China had completed four consecutive national human rights action plans as of last year. It released its fifth, the National Human Rights Action Plan of China (2026-30), at the 2026 Forum on Global Human Rights Governance in Beijing on Thursday.

The action plan aims to ensure that the principal position of the people is respected and the people's fundamental interests are safeguarded. It will also promote social fairness and justice and ensure that the fruits of modernization benefit all people fairly.

Human rights are meaningful only when translated into concrete outcomes. The right to education is reflected in school enrolment. The right to health is measured through access to healthcare and life expectancy. The right to development is demonstrated by poverty reduction, rising incomes and expanding opportunities.

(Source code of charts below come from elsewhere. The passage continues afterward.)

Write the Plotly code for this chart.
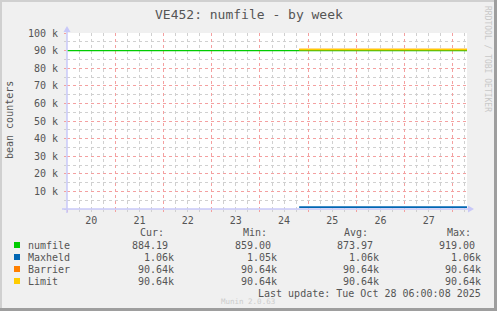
import plotly.graph_objects as go

# ---------------- data ----------------
full_times = ["2025-10-19 23:55", "2025-10-28 07:05"]
numfile_vals = [90000, 90000]
recent_times = ["2025-10-24 19:31", "2025-10-28 07:05"]
maxheld_vals = [1060, 1060]
barrier_vals = [90640, 90640]
limit_vals = [90640, 90640]

y_tick_vals = [10000, 20000, 30000, 40000, 50000, 60000, 70000, 80000, 90000, 100000]
y_tick_text = ["10 k", "20 k", "30 k", "40 k", "50 k", "60 k", "70 k", "80 k", "90 k", "100 k"]

legend_names = ["numfile", "Maxheld", "Barrier", "Limit"]
legend_colors = ["#00CC00", "#0066B3", "#FF8000", "#FFCC00"]
cur_vals = ["884.19", "1.06k", "90.64k", "90.64k"]
min_vals = ["859.00", "1.05k", "90.64k", "90.64k"]
avg_vals = ["873.97", "1.06k", "90.64k", "90.64k"]
max_vals = ["919.00", "1.06k", "90.64k", "90.64k"]
col_headers = ["Cur:", "Min:", "Avg:", "Max:"]

# ---------------- layout helpers ----------------
W, H = 497, 311
L, R, T, B = 67, 30, 33, 102
PW, PH = W - L - R, H - T - B
FONT = "DejaVu Sans Mono"
TXT = "#555555"


def px(x):
    return (x - L) / PW


def py(y):
    return (H - B - y) / PH


fig = go.Figure()
fig.add_trace(go.Scatter(x=full_times, y=numfile_vals, mode="lines",
                         line=dict(color=legend_colors[0], width=1.3), hoverinfo="skip"))
fig.add_trace(go.Scatter(x=recent_times, y=maxheld_vals, mode="lines",
                         line=dict(color=legend_colors[1], width=1.6), hoverinfo="skip"))
fig.add_trace(go.Scatter(x=recent_times, y=barrier_vals, mode="lines",
                         line=dict(color=legend_colors[2], width=1.6), hoverinfo="skip"))
fig.add_trace(go.Scatter(x=recent_times, y=limit_vals, mode="lines",
                         line=dict(color=legend_colors[3], width=1.6), hoverinfo="skip"))

annotations = []
shapes = []

# title
annotations.append(dict(x=px(248.5), y=py(14), xref="paper", yref="paper", text="VE452: numfile - by week",
                        showarrow=False, font=dict(family=FONT, size=13, color=TXT),
                        xanchor="center", yanchor="middle"))
# y title
annotations.append(dict(x=px(10), y=py(120), xref="paper", yref="paper", text="bean counters",
                        showarrow=False, textangle=-90, font=dict(family=FONT, size=10, color=TXT),
                        xanchor="center", yanchor="middle"))
# rrdtool watermark
annotations.append(dict(x=px(488), y=py(59), xref="paper", yref="paper", text="RRDTOOL / TOBI OETIKER",
                        showarrow=False, textangle=90, font=dict(family=FONT, size=8, color="#c8c8c8"),
                        xanchor="center", yanchor="middle"))

# legend headers
header_centers = [151.5, 254.5, 356, 458.5]
for hx, ht in zip(header_centers, col_headers):
    annotations.append(dict(x=px(hx), y=py(233), xref="paper", yref="paper", text=ht, showarrow=False,
                            font=dict(family=FONT, size=10, color=TXT), xanchor="center", yanchor="middle"))

col_right = [176, 279, 381, 483]
row_y = [245, 257, 269, 281]
for i, name in enumerate(legend_names):
    yy = row_y[i]
    shapes.append(dict(type="rect", xref="paper", yref="paper", x0=px(14), x1=px(20),
                       y0=py(yy - 3), y1=py(yy + 3), fillcolor=legend_colors[i], line=dict(width=0)))
    annotations.append(dict(x=px(26), y=py(yy), xref="paper", yref="paper", text=name, showarrow=False,
                            font=dict(family=FONT, size=10, color=TXT), xanchor="left", yanchor="middle"))
    for cx, vals in zip(col_right, [cur_vals, min_vals, avg_vals, max_vals]):
        v = vals[i]
        xr = cx if v.endswith("k") else cx - 6
        annotations.append(dict(x=px(xr), y=py(yy), xref="paper", yref="paper", text=v, showarrow=False,
                                font=dict(family=FONT, size=10, color=TXT), xanchor="right", yanchor="middle"))

annotations.append(dict(x=px(483), y=py(293), xref="paper", yref="paper",
                        text="Last update: Tue Oct 28 06:00:08 2025", showarrow=False,
                        font=dict(family=FONT, size=10, color=TXT), xanchor="right", yanchor="middle"))
annotations.append(dict(x=px(248), y=py(301.5), xref="paper", yref="paper", text="Munin 2.0.63",
                        showarrow=False, font=dict(family=FONT, size=7.5, color="#cccccc"),
                        xanchor="center", yanchor="middle"))

# axis lines with arrows
AX = "#c8c8f8"
shapes.append(dict(type="line", xref="paper", yref="paper", x0=px(62), x1=px(469), y0=py(209), y1=py(209),
                   line=dict(color=AX, width=1.5), layer="above"))
shapes.append(dict(type="line", xref="paper", yref="paper", x0=px(67), x1=px(67), y0=py(213), y1=py(31),
                   line=dict(color=AX, width=1.5), layer="above"))
shapes.append(dict(type="path", xref="paper", yref="paper",
                   path=f"M {px(468)} {py(205.5)} L {px(474)} {py(209)} L {px(468)} {py(212.5)} Z",
                   fillcolor=AX, line=dict(width=0)))
shapes.append(dict(type="path", xref="paper", yref="paper",
                   path=f"M {px(63.5)} {py(32)} L {px(67)} {py(26)} L {px(70.5)} {py(32)} Z",
                   fillcolor=AX, line=dict(width=0)))

# frame
shapes.append(dict(type="rect", xref="paper", yref="paper", x0=px(0), x1=px(2), y0=py(0), y1=py(311),
                   fillcolor="#d0d0d0", line=dict(width=0)))
shapes.append(dict(type="rect", xref="paper", yref="paper", x0=px(0), x1=px(497), y0=py(0), y1=py(2),
                   fillcolor="#d0d0d0", line=dict(width=0)))
shapes.append(dict(type="rect", xref="paper", yref="paper", x0=px(494), x1=px(497), y0=py(0), y1=py(311),
                   fillcolor="#9e9e9e", line=dict(width=0)))
shapes.append(dict(type="rect", xref="paper", yref="paper", x0=px(0), x1=px(497), y0=py(308), y1=py(311),
                   fillcolor="#9e9e9e", line=dict(width=0)))

fig.update_layout(
    width=W, height=H, autosize=False,
    margin=dict(l=L, r=R, t=T, b=B, pad=0),
    paper_bgcolor="#F0F0F0", plot_bgcolor="#FFFFFF",
    showlegend=False,
    annotations=annotations, shapes=shapes,
    xaxis=dict(
        type="date", range=[full_times[0], full_times[1]],
        tick0="2025-10-20", dtick=86400000, tickformat="%d", ticklabelmode="period",
        showgrid=True, gridcolor="#F4A0A0", griddash="dot", gridwidth=1,
        ticks="outside", ticklen=2, tickcolor="#F4A0A0",
        tickfont=dict(family=FONT, size=10, color=TXT),
        minor=dict(dtick=21600000, showgrid=True, gridcolor="#D0D0D0", griddash="dot", gridwidth=1,
                   ticks="outside", ticklen=2, tickcolor="#D0D0D0"),
        showline=False, zeroline=False, fixedrange=True,
    ),
    yaxis=dict(
        range=[0, 100000], tickvals=y_tick_vals, ticktext=y_tick_text,
        showgrid=True, gridcolor="#F4A0A0", griddash="dot", gridwidth=1,
        ticks="outside", ticklen=2, tickcolor="#F4A0A0",
        tickfont=dict(family=FONT, size=10, color=TXT),
        minor=dict(dtick=5000, tick0=0, showgrid=True, gridcolor="#D0D0D0", griddash="dot", gridwidth=1,
                   ticks="outside", ticklen=2, tickcolor="#D0D0D0"),
        showline=False, zeroline=False, fixedrange=True, ticklabelstandoff=4,
    ),
)

fig.write_html("out.html", config={"displayModeBar": False})
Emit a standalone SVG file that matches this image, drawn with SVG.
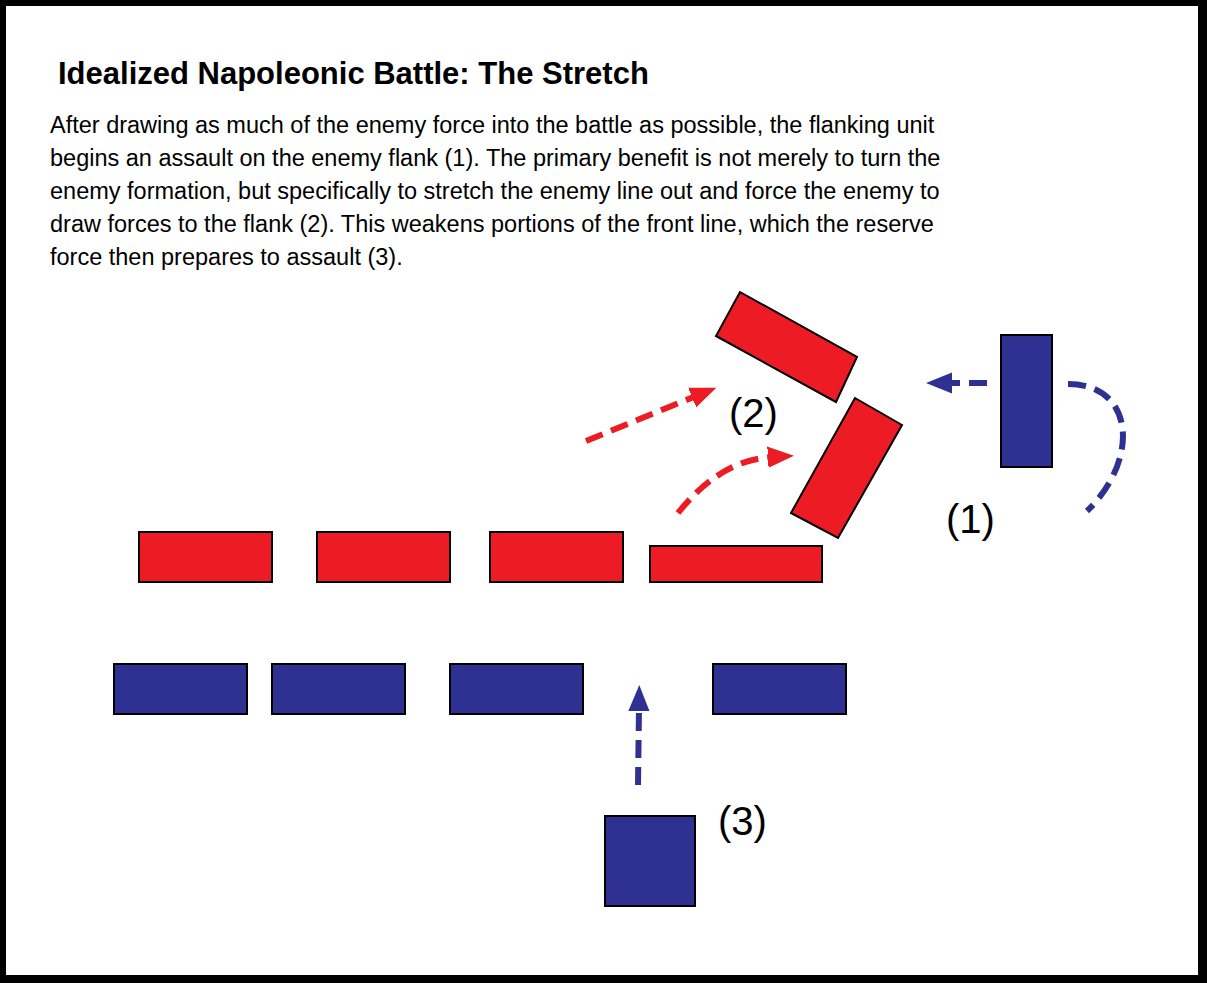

This philosophy is embedded in the newly released action plan and, more broadly, in the country's 15th Five-Year Plan (2026-30). Human rights are not treated as a separate policy silo. They are woven into economic development, social welfare, environmental protection, technological governance and public administration. The result is a comprehensive framework in which human-rights objectives become part of the system of State planning and implementation.

The action plan assigns responsibilities, establishes benchmarks, fixes deadlines and holds institutions accountable for implementation. It includes goals relating to healthcare, education, social security, environmental quality and protections for vulnerable groups. It also expands into newer territory, including artificial intelligence governance, data protection and digital inclusion. In other words, Beijing is attempting to update its human-rights framework to match the realities of a society being transformed by technology and demographic change, using high-tech to facilitate the improvement of human rights conditions.

The practical achievements that have accompanied the country's development over recent decades are a contribution to the global human rights cause. The elimination of absolute rural poverty, the construction of the world's largest social security and healthcare systems, and the dramatic expansion of educational opportunities have altered the lives of hundreds of millions of people.

Indeed, many first-time foreign visitors to China come away struck not by the things that dominate some Western media coverage but by something far more mundane: public safety, efficient infrastructure, digital convenience and the accessibility of public services. These outcomes did not emerge by accident. They are the cumulative product of scientific planning and long-term down-to-earth hard work following the people-first principle. The human-rights action plans are one component of that broader ecosystem.

The 2026 Forum on Global Human Rights Governance took place at a moment when the global human-rights agenda is increasingly entangled with geopolitical rivalry. Human rights have been weaponized by some Western countries, their allegations targeting some countries while the violations of allies are ignored or downplayed.

The world has witnessed more than its share of humanitarian crises instigated by these self-proclaimed human rights "champions".

China rejects this approach, prioritizing cooperation over confrontation. From Beijing's perspective, development remains the most urgent human rights issue for large parts of the world and human rights should be a field for mutual learning, practical cooperation and shared progress.

There is no single universal model for advancing human rights. In an era of widening inequality, technological disruption and geopolitical fragmentation, it is not who talks most passionately about human rights but who can produce measurable progress that is the real driver of the human rights cause.

China's new action plan demonstrates that for Beijing progress is achieved through concrete actions and tangible results. It serves as a broader response to the world, underscoring the need for an improved global human rights governance system that is fairer, more equitable and more inclusive.